Why the rush? Why the sense of urgency?

If there are no takers today and your are not certain what to do with it why not put it back into the safe until you know for certain or until you ultimately have someone to pass it on to.

Doing nothing with that ring at this point in time is a realistic option for you.
 
I, too, suggest incorporating into another piece of jewelry. A pendant would not be too expensive.

Just make sure you go to a reputable jeweler/goldsmith. Diamonds are easy to replace with a fake stone. Might even get an appraisal done (even a back of the envelope appraisal) before you hand it to anyone.
 
I have been thinking about this same issue of what to do with mom's wedding and engagement rings. When she passed, I made sure that our maternal grandmother's engagement ring, gold band with an amethyst went to the only granddaughter. Neither of my brother's knew about this ring that was just in a pile of costume jewelry.

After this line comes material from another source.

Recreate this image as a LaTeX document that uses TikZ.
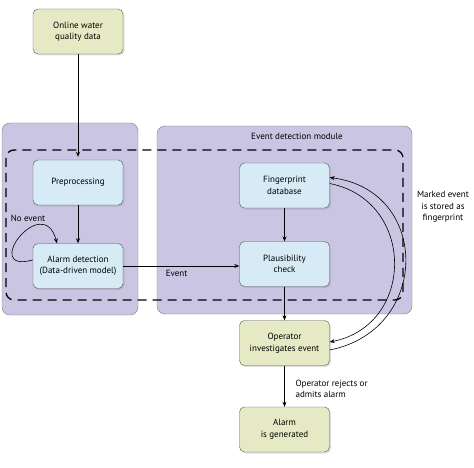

I have mom's diamond and platinum wedding set. What to do with it? I have no children and doubt I would donate to charity. I like the idea of possibly having a necklace made. I don't want to sell the rings. I think I may hold onto the rings if either of my nephews ever get married.
 
I wear my mom’s wedding ring on my pinky finger every day since she passed. It comforts me. I’m sorry none of them want it currently. Maybe one day in the future they will. (((hugs)))

I too wear my mother's wedding ring and it brings me comfort as well.

My husband's first wife passed, so I convinced him to save her ring to offer to my 2 stepsons (her sons) as they became engaged. The first one passed on it, but the second one designed a beautiful engagement ring with the stone.

It is too bad nobody seems interested in these rings.